I wonder if the the DOJ considered using prossecutorial discretion before they indicted Donald Trump?

Bill Clinton was not prosecuted because:

  1. his crimes were not likely to continue once he was out of office, and
  2. if they did continue, those crimes were not likely to endanger the country.

Trump is being prosecuted because:

  1. he will definitely continue to commit his crimes (keeping top-secret documents in unsecure areas), and
  2. his crimes are VERY likely to endanger the country.

But, other than that,…yeah,…the two situations are the same.

LOL! I assume you’re referring to the Marc Rich probe? John Ashcroft and the Bush Administration spent four years trying to build a case over Clinton’s pardon of Rich. They convened two grand juries, subpoenaed thousands of documents, and gave Rich’s wife an immunity deal in return for her testimony. The case didn’t die because federal prosecutors made some weighty decision about the best interest of the nation. It died because they couldn’t make a case.
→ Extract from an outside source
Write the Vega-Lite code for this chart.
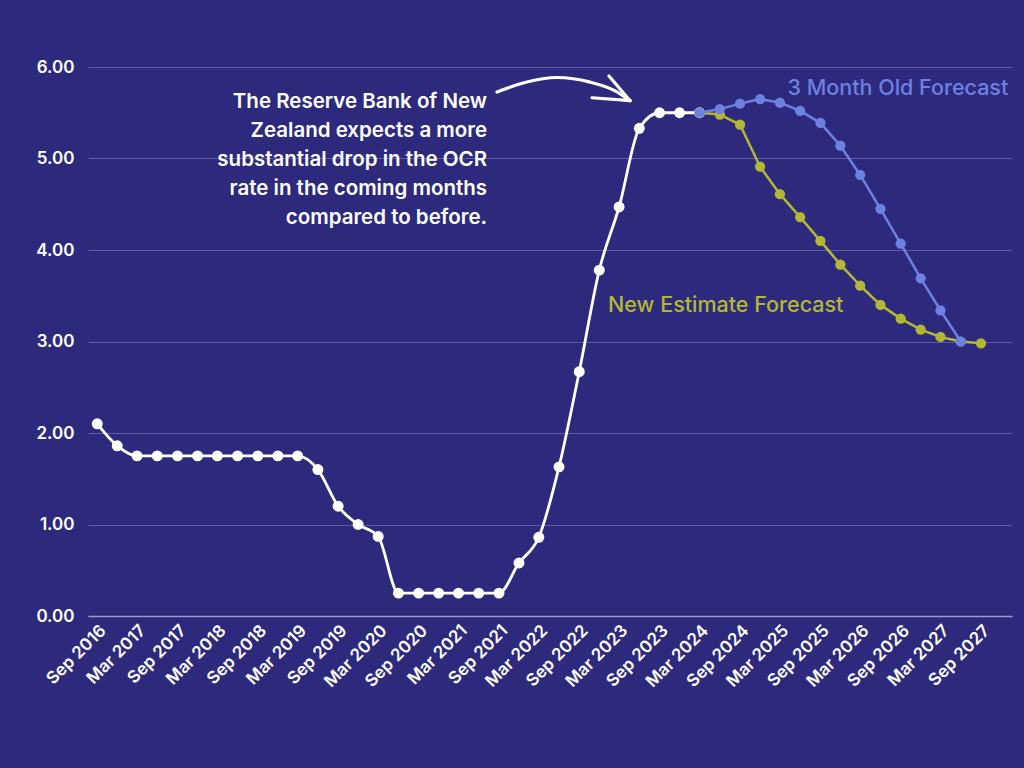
{
  "$schema": "https://vega.github.io/schema/vega-lite/v6.json",
  "width": 924,
  "height": 549,
  "autosize": "none",
  "padding": {"left": 88, "top": 67, "right": 12, "bottom": 152},
  "background": "#2d2a7e",
  "config": {
    "view": {"stroke": null},
    "font": "Inter",
    "text": {"font": "Inter"}
  },
  "datasets": {
    "ocr": [
      {"date": "2016-09-01", "value": 2.10, "series": "Actual"},
      {"date": "2016-12-01", "value": 1.86, "series": "Actual"},
      {"date": "2017-03-01", "value": 1.75, "series": "Actual"},
      {"date": "2017-06-01", "value": 1.75, "series": "Actual"},
      {"date": "2017-09-01", "value": 1.75, "series": "Actual"},
      {"date": "2017-12-01", "value": 1.75, "series": "Actual"},
      {"date": "2018-03-01", "value": 1.75, "series": "Actual"},
      {"date": "2018-06-01", "value": 1.75, "series": "Actual"},
      {"date": "2018-09-01", "value": 1.75, "series": "Actual"},
      {"date": "2018-12-01", "value": 1.75, "series": "Actual"},
      {"date": "2019-03-01", "value": 1.75, "series": "Actual"},
      {"date": "2019-06-01", "value": 1.60, "series": "Actual"},
      {"date": "2019-09-01", "value": 1.20, "series": "Actual"},
      {"date": "2019-12-01", "value": 1.00, "series": "Actual"},
      {"date": "2020-03-01", "value": 0.87, "series": "Actual"},
      {"date": "2020-06-01", "value": 0.25, "series": "Actual"},
      {"date": "2020-09-01", "value": 0.25, "series": "Actual"},
      {"date": "2020-12-01", "value": 0.25, "series": "Actual"},
      {"date": "2021-03-01", "value": 0.25, "series": "Actual"},
      {"date": "2021-06-01", "value": 0.25, "series": "Actual"},
      {"date": "2021-09-01", "value": 0.25, "series": "Actual"},
      {"date": "2021-12-01", "value": 0.58, "series": "Actual"},
      {"date": "2022-03-01", "value": 0.86, "series": "Actual"},
      {"date": "2022-06-01", "value": 1.63, "series": "Actual"},
      {"date": "2022-09-01", "value": 2.67, "series": "Actual"},
      {"date": "2022-12-01", "value": 3.78, "series": "Actual"},
      {"date": "2023-03-01", "value": 4.47, "series": "Actual"},
      {"date": "2023-06-01", "value": 5.33, "series": "Actual"},
      {"date": "2023-09-01", "value": 5.50, "series": "Actual"},
      {"date": "2023-12-01", "value": 5.50, "series": "Actual"},
      {"date": "2024-03-01", "value": 5.50, "series": "Actual"},
      {"date": "2024-03-01", "value": 5.50, "series": "New"},
      {"date": "2024-06-01", "value": 5.48, "series": "New"},
      {"date": "2024-09-01", "value": 5.37, "series": "New"},
      {"date": "2024-12-01", "value": 4.91, "series": "New"},
      {"date": "2025-03-01", "value": 4.61, "series": "New"},
      {"date": "2025-06-01", "value": 4.36, "series": "New"},
      {"date": "2025-09-01", "value": 4.10, "series": "New"},
      {"date": "2025-12-01", "value": 3.84, "series": "New"},
      {"date": "2026-03-01", "value": 3.61, "series": "New"},
      {"date": "2026-06-01", "value": 3.40, "series": "New"},
      {"date": "2026-09-01", "value": 3.25, "series": "New"},
      {"date": "2026-12-01", "value": 3.13, "series": "New"},
      {"date": "2027-03-01", "value": 3.05, "series": "New"},
      {"date": "2027-06-01", "value": 3.00, "series": "New"},
      {"date": "2027-09-01", "value": 2.98, "series": "New"},
      {"date": "2024-03-01", "value": 5.50, "series": "Old"},
      {"date": "2024-06-01", "value": 5.54, "series": "Old"},
      {"date": "2024-09-01", "value": 5.60, "series": "Old"},
      {"date": "2024-12-01", "value": 5.65, "series": "Old"},
      {"date": "2025-03-01", "value": 5.61, "series": "Old"},
      {"date": "2025-06-01", "value": 5.52, "series": "Old"},
      {"date": "2025-09-01", "value": 5.39, "series": "Old"},
      {"date": "2025-12-01", "value": 5.14, "series": "Old"},
      {"date": "2026-03-01", "value": 4.82, "series": "Old"},
      {"date": "2026-06-01", "value": 4.45, "series": "Old"},
      {"date": "2026-09-01", "value": 4.07, "series": "Old"},
      {"date": "2026-12-01", "value": 3.69, "series": "Old"},
      {"date": "2027-03-01", "value": 3.34, "series": "Old"},
      {"date": "2027-06-01", "value": 3.00, "series": "Old"}
    ],
    "arrow": [
      {"date": "2021-08-23", "value": 5.727, "seg": "c"},
      {"date": "2021-12-28", "value": 5.83, "seg": "c"},
      {"date": "2022-05-23", "value": 5.885, "seg": "c"},
      {"date": "2022-10-20", "value": 5.835, "seg": "c"},
      {"date": "2023-02-11", "value": 5.74, "seg": "c"},
      {"date": "2023-04-20", "value": 5.632, "seg": "c"},
      {"date": "2023-01-14", "value": 5.902, "seg": "b1"},
      {"date": "2023-04-20", "value": 5.632, "seg": "b1"},
      {"date": "2022-10-29", "value": 5.664, "seg": "b2"},
      {"date": "2023-04-20", "value": 5.632, "seg": "b2"}
    ],
    "labels": [
      {"date": "2028-01-03", "value": 5.69, "label": "3 Month Old Forecast", "series": "Old"},
      {"date": "2023-01-10", "value": 3.326, "label": "New Estimate Forecast", "series": "New"}
    ],
    "note": [
      {"date": "2021-07-09", "value": 5.552, "label": "The Reserve Bank of New\nZealand expects a more\nsubstantial drop in the OCR\nrate in the coming months\ncompared to before."}
    ]
  },
  "encoding": {
    "x": {
      "field": "date",
      "type": "temporal",
      "scale": {
        "type": "utc",
        "nice": false,
        "domain": [
          {"year": 2016, "month": "jul", "date": 21, "utc": true},
          {"year": 2028, "month": "jan", "date": 20, "utc": true}
        ]
      },
      "axis": {
        "title": null,
        "grid": false,
        "ticks": false,
        "domain": true,
        "domainColor": "#9d9ac8",
        "domainWidth": 1.5,
        "labelAngle": -45,
        "labelColor": "#ffffff",
        "labelFontSize": 17,
        "labelFontWeight": 600,
        "labelPadding": 6,
        "labelExpr": "utcFormat(datum.value, '%b %Y')",
        "labelOverlap": false,
        "values": [
          {"year": 2016, "month": "sep", "date": 1, "utc": true},
          {"year": 2017, "month": "mar", "date": 1, "utc": true},
          {"year": 2017, "month": "sep", "date": 1, "utc": true},
          {"year": 2018, "month": "mar", "date": 1, "utc": true},
          {"year": 2018, "month": "sep", "date": 1, "utc": true},
          {"year": 2019, "month": "mar", "date": 1, "utc": true},
          {"year": 2019, "month": "sep", "date": 1, "utc": true},
          {"year": 2020, "month": "mar", "date": 1, "utc": true},
          {"year": 2020, "month": "sep", "date": 1, "utc": true},
          {"year": 2021, "month": "mar", "date": 1, "utc": true},
          {"year": 2021, "month": "sep", "date": 1, "utc": true},
          {"year": 2022, "month": "mar", "date": 1, "utc": true},
          {"year": 2022, "month": "sep", "date": 1, "utc": true},
          {"year": 2023, "month": "mar", "date": 1, "utc": true},
          {"year": 2023, "month": "sep", "date": 1, "utc": true},
          {"year": 2024, "month": "mar", "date": 1, "utc": true},
          {"year": 2024, "month": "sep", "date": 1, "utc": true},
          {"year": 2025, "month": "mar", "date": 1, "utc": true},
          {"year": 2025, "month": "sep", "date": 1, "utc": true},
          {"year": 2026, "month": "mar", "date": 1, "utc": true},
          {"year": 2026, "month": "sep", "date": 1, "utc": true},
          {"year": 2027, "month": "mar", "date": 1, "utc": true},
          {"year": 2027, "month": "sep", "date": 1, "utc": true}
        ]
      }
    },
    "y": {
      "field": "value",
      "type": "quantitative",
      "scale": {"domain": [0, 6], "nice": false},
      "axis": {
        "title": null,
        "values": [0, 1, 2, 3, 4, 5, 6],
        "format": ".2f",
        "grid": true,
        "gridColor": "#5e5ba3",
        "gridWidth": 1.2,
        "domain": false,
        "ticks": false,
        "labelColor": "#ffffff",
        "labelFontSize": 17,
        "labelFontWeight": 600,
        "labelPadding": 14
      }
    }
  },
  "layer": [
    {
      "data": {"name": "ocr"},
      "transform": [{"filter": "datum.series === 'Actual'"}],
      "mark": {"type": "line", "color": "#ffffff", "strokeWidth": 2.8, "interpolate": "monotone"}
    },
    {
      "data": {"name": "ocr"},
      "transform": [{"filter": "datum.series === 'Actual'"}],
      "mark": {"type": "circle", "color": "#ffffff", "size": 120, "opacity": 1}
    },
    {
      "data": {"name": "ocr"},
      "transform": [{"filter": "datum.series === 'New'"}],
      "mark": {"type": "line", "color": "#b3b833", "strokeWidth": 2.5}
    },
    {
      "data": {"name": "ocr"},
      "transform": [{"filter": "datum.series === 'New'"}],
      "mark": {"type": "circle", "color": "#b3b833", "size": 105, "opacity": 1}
    },
    {
      "data": {"name": "ocr"},
      "transform": [{"filter": "datum.series === 'Old'"}],
      "mark": {"type": "line", "color": "#6d81e0", "strokeWidth": 2.5}
    },
    {
      "data": {"name": "ocr"},
      "transform": [{"filter": "datum.series === 'Old'"}],
      "mark": {"type": "circle", "color": "#6d81e0", "size": 105, "opacity": 1}
    },
    {
      "data": {"name": "arrow"},
      "mark": {"type": "line", "color": "#ffffff", "strokeWidth": 3.2, "strokeCap": "round", "interpolate": "monotone"},
      "encoding": {"detail": {"field": "seg", "type": "nominal"}}
    },
    {
      "data": {"name": "note"},
      "mark": {"type": "text", "align": "right", "baseline": "alphabetic", "lineBreak": "\n", "lineHeight": 29, "fontSize": 20.5, "fontWeight": 600, "color": "#ffffff"},
      "encoding": {"text": {"field": "label"}}
    },
    {
      "data": {"name": "labels"},
      "transform": [{"filter": "datum.series === 'Old'"}],
      "mark": {"type": "text", "align": "right", "baseline": "alphabetic", "fontSize": 21.5, "fontWeight": 500, "color": "#6d81e0"},
      "encoding": {"text": {"field": "label"}}
    },
    {
      "data": {"name": "labels"},
      "transform": [{"filter": "datum.series === 'New'"}],
      "mark": {"type": "text", "align": "left", "baseline": "alphabetic", "fontSize": 21.5, "fontWeight": 500, "color": "#b3b833"},
      "encoding": {"text": {"field": "label"}}
    }
  ]
}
Since you brought it up… I believe congress can remove his secret service protection if they want to. It’s not something guaranteed in the constitution. If was provided by the legislature and can be removed the same way.

Well said. I love Rachel Maddow, but she doesn’t speak for me.

Why? As noted, his crimes were ongoing. They indictment was necessary to stop this man from keeping, and sharing, state secrets.

Bill Clinton commited purgery in front of a federal judge during a sworn deposition in the Paula Jones case, which is a felony that carries a 7 year prison sentence.

The running theme in this thread is all about truth and justice and being held accountable for the crimes people commit i.e. Donald Trump.

But apparently, this only applies to Donald Trump.

So, I will end my particiapation this thread on one final note:

We will simply have to agree to disagree

And I’ve noticed the DOJ DIDN’T investigate any of Trump’s pardons, including his suspicious last minute pardon of Al Pirro.

And if they try to investigate every time Trump commits perjury, they’ll need a bigger building.